Compaction should be built in from day one. I added it after noticing token costs climbing. In hindsight, every agent that calls tools returning structured data should compact by default.
Design for thread context early, even if you implement it later. The bot reads up to 20 previous messages in a thread to maintain conversation continuity. Without this, every follow-up question ("what about the UAT environment?") would lack context. You don't need it for initial testing, but keep it in mind from the start — retrofitting conversational state is harder than designing for it.
The Stack
- LLM: GPT-5.4 via Azure OpenAI (function calling)
- Slack: Slack Bolt + Socket Mode (async Python)
- Runtime: Python 3.11, asyncio throughout
- Deployment: Docker → AKS via ArgoCD (GitOps)

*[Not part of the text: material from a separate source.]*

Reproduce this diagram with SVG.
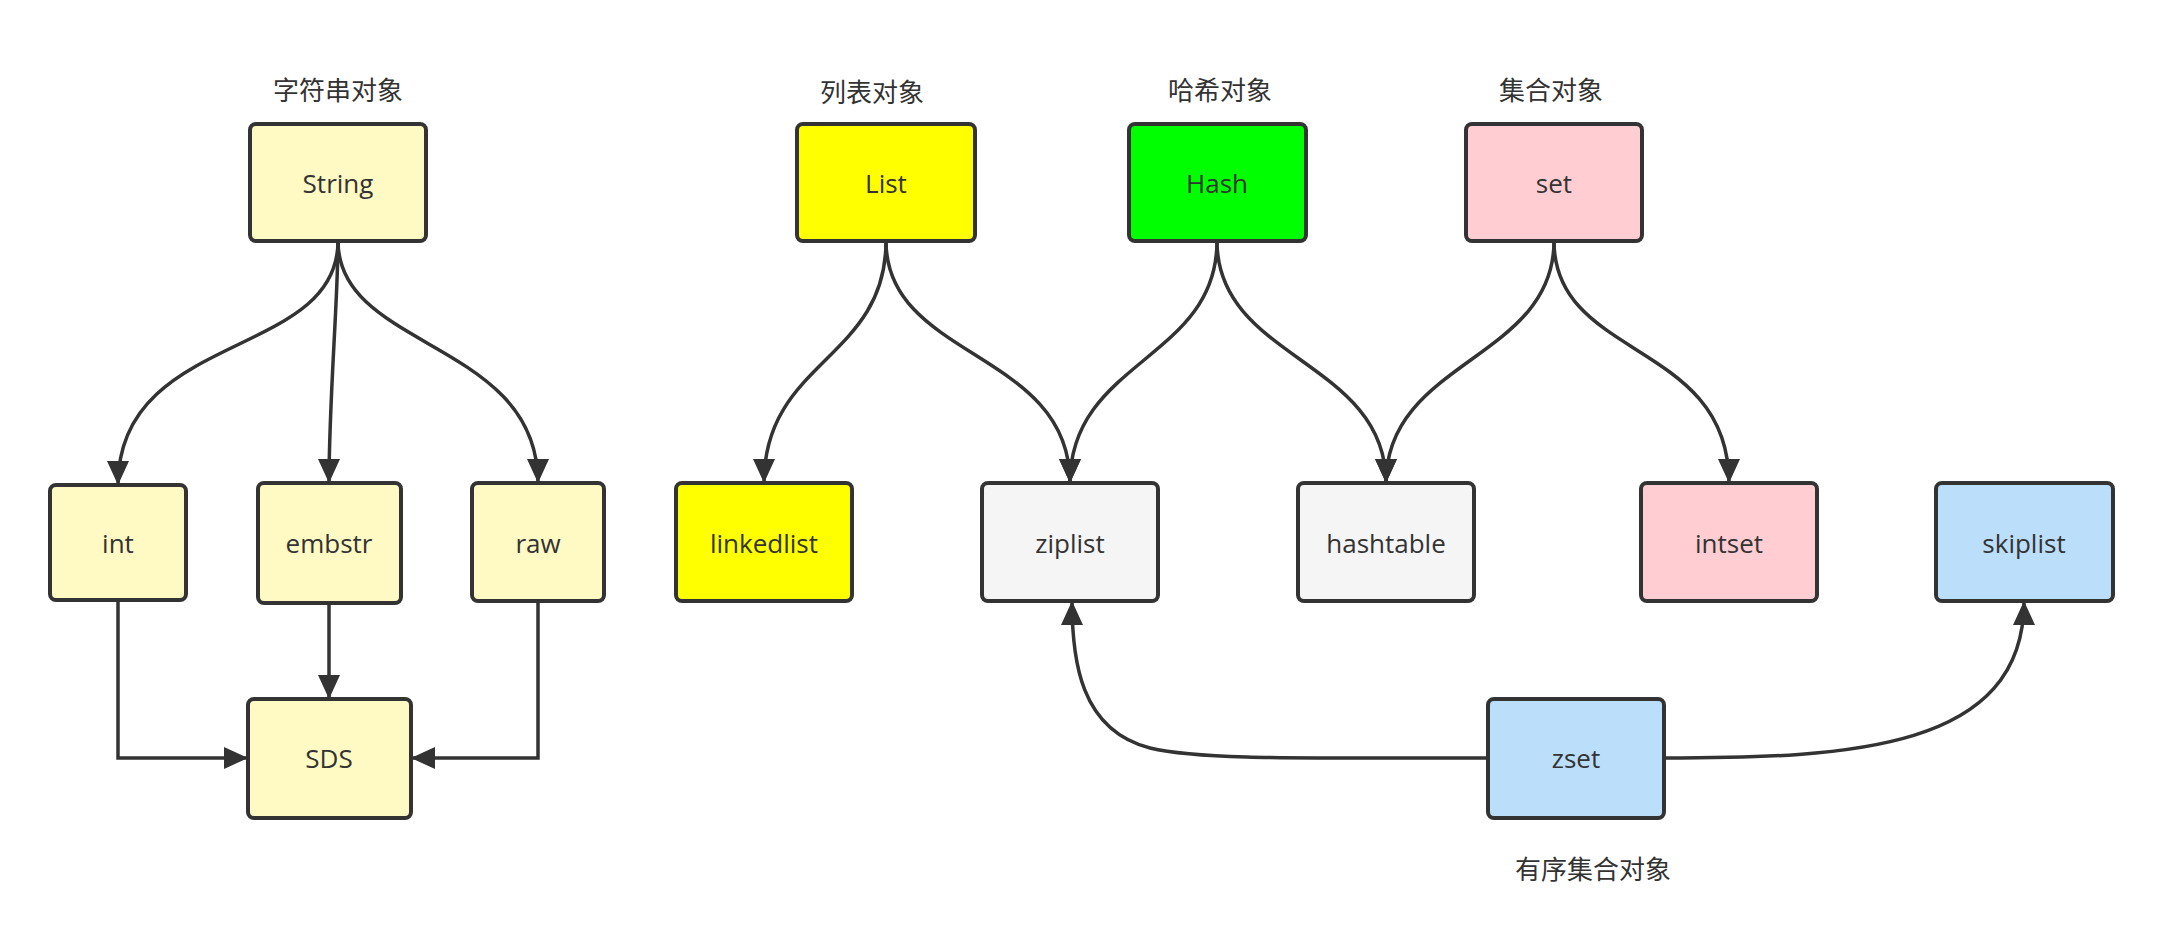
<svg xmlns="http://www.w3.org/2000/svg" width="2162" height="952" viewBox="0 0 2162 952">
<style>
.n{stroke:#333;stroke-width:4}
.t{font-family:"Open Sans","Noto Sans","Noto Sans CJK SC",sans-serif;font-size:26px;fill:#333;text-anchor:middle;dominant-baseline:central}
.c{fill:none;stroke:#333;stroke-width:3.5}
</style>
<defs>
<marker id="a" markerUnits="userSpaceOnUse" markerWidth="24" markerHeight="22" refX="24" refY="11" orient="auto"><path d="M0,0 L24,11 L0,22 Z" fill="#333"/></marker>
</defs>
<rect width="2162" height="952" fill="#fff"/>
<g id="labels">
<text class="t" x="338" y="90">字符串对象</text>
<text class="t" x="872" y="92">列表对象</text>
<text class="t" x="1220" y="90">哈希对象</text>
<text class="t" x="1551" y="90">集合对象</text>
<text class="t" x="1593" y="869">有序集合对象</text>
</g>
<g id="connectors">
<path class="c" marker-end="url(#a)" d="M338,241 C338,360 118,330 118,485"/>
<path class="c" marker-end="url(#a)" d="M338,241 C338,300 329,400 329,483"/>
<path class="c" marker-end="url(#a)" d="M338,241 C338,350 538,340 538,483"/>
<path class="c" marker-end="url(#a)" d="M329,603 L329,699"/>
<path class="c" marker-end="url(#a)" d="M118,600 L118,758 L248,758"/>
<path class="c" marker-end="url(#a)" d="M538,601 L538,758 L411,758"/>
<path class="c" marker-end="url(#a)" d="M886,241 C886,360 764,360 764,483"/>
<path class="c" marker-end="url(#a)" d="M886,241 C886,360 1070,350 1070,483"/>
<path class="c" marker-end="url(#a)" d="M1217,241 C1217,360 1070,360 1070,483"/>
<path class="c" marker-end="url(#a)" d="M1217,241 C1217,360 1386,360 1386,483"/>
<path class="c" marker-end="url(#a)" d="M1554,241 C1554,360 1386,360 1386,483"/>
<path class="c" marker-end="url(#a)" d="M1554,241 C1554,360 1729,340 1729,483"/>
<path class="c" marker-end="url(#a)" d="M1488,758 C1300,758 1200,760 1150,748 C1080,730 1072,660 1072,601"/>
<path class="c" marker-end="url(#a)" d="M1664,758 C1850,758 2024,750 2024,601"/>
</g>
<g id="String"><rect class="n" x="250" y="124" width="176" height="117" rx="6" fill="#fff9c4"/><text class="t" x="338" y="183">String</text></g>
<g id="int"><rect class="n" x="50" y="485" width="136" height="115" rx="6" fill="#fff9c4"/><text class="t" x="118" y="543">int</text></g>
<g id="embstr"><rect class="n" x="258" y="483" width="143" height="120" rx="6" fill="#fff9c4"/><text class="t" x="329" y="543">embstr</text></g>
<g id="raw"><rect class="n" x="472" y="483" width="132" height="118" rx="6" fill="#fff9c4"/><text class="t" x="538" y="543">raw</text></g>
<g id="SDS"><rect class="n" x="248" y="699" width="163" height="119" rx="6" fill="#fff9c4"/><text class="t" x="329" y="758">SDS</text></g>
<g id="List"><rect class="n" x="797" y="124" width="178" height="117" rx="6" fill="#ffff00"/><text class="t" x="886" y="183">List</text></g>
<g id="Hash"><rect class="n" x="1129" y="124" width="177" height="117" rx="6" fill="#00ff00"/><text class="t" x="1217" y="183">Hash</text></g>
<g id="set"><rect class="n" x="1466" y="124" width="176" height="117" rx="6" fill="#ffcdd2"/><text class="t" x="1554" y="183">set</text></g>
<g id="linkedlist"><rect class="n" x="676" y="483" width="176" height="118" rx="6" fill="#ffff00"/><text class="t" x="764" y="543">linkedlist</text></g>
<g id="ziplist"><rect class="n" x="982" y="483" width="176" height="118" rx="6" fill="#f5f5f5"/><text class="t" x="1070" y="543">ziplist</text></g>
<g id="hashtable"><rect class="n" x="1298" y="483" width="176" height="118" rx="6" fill="#f5f5f5"/><text class="t" x="1386" y="543">hashtable</text></g>
<g id="intset"><rect class="n" x="1641" y="483" width="176" height="118" rx="6" fill="#ffcdd2"/><text class="t" x="1729" y="543">intset</text></g>
<g id="skiplist"><rect class="n" x="1936" y="483" width="177" height="118" rx="6" fill="#bbdefb"/><text class="t" x="2024" y="543">skiplist</text></g>
<g id="zset"><rect class="n" x="1488" y="699" width="176" height="119" rx="6" fill="#bbdefb"/><text class="t" x="1576" y="758">zset</text></g>
</svg>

- Observability: Prometheus metrics, Application Insights, structured logging
- Testing: pytest (unit + integration + e2e against real Slack)
Is It Worth Building?
If your DevOps team spends significant time on questions that amount to "look at this thing and tell me what's wrong" — yes. The investment is primarily in encoding your team's infrastructure knowledge, not in the LLM plumbing.
The read-only constraint makes the risk profile low. The agent can't break anything. The worst case is a wrong answer, which is the same worst case as a human answering from memory without checking.
The best case is that 70% of your #devops_requests channel gets answered in seconds, and your DevOps engineers focus on the 30% that actually needs human judgment.
Built with Python, Azure OpenAI, Slack Bolt, and a lot of infrastructure knowledge. Deployed on AKS via ArgoCD.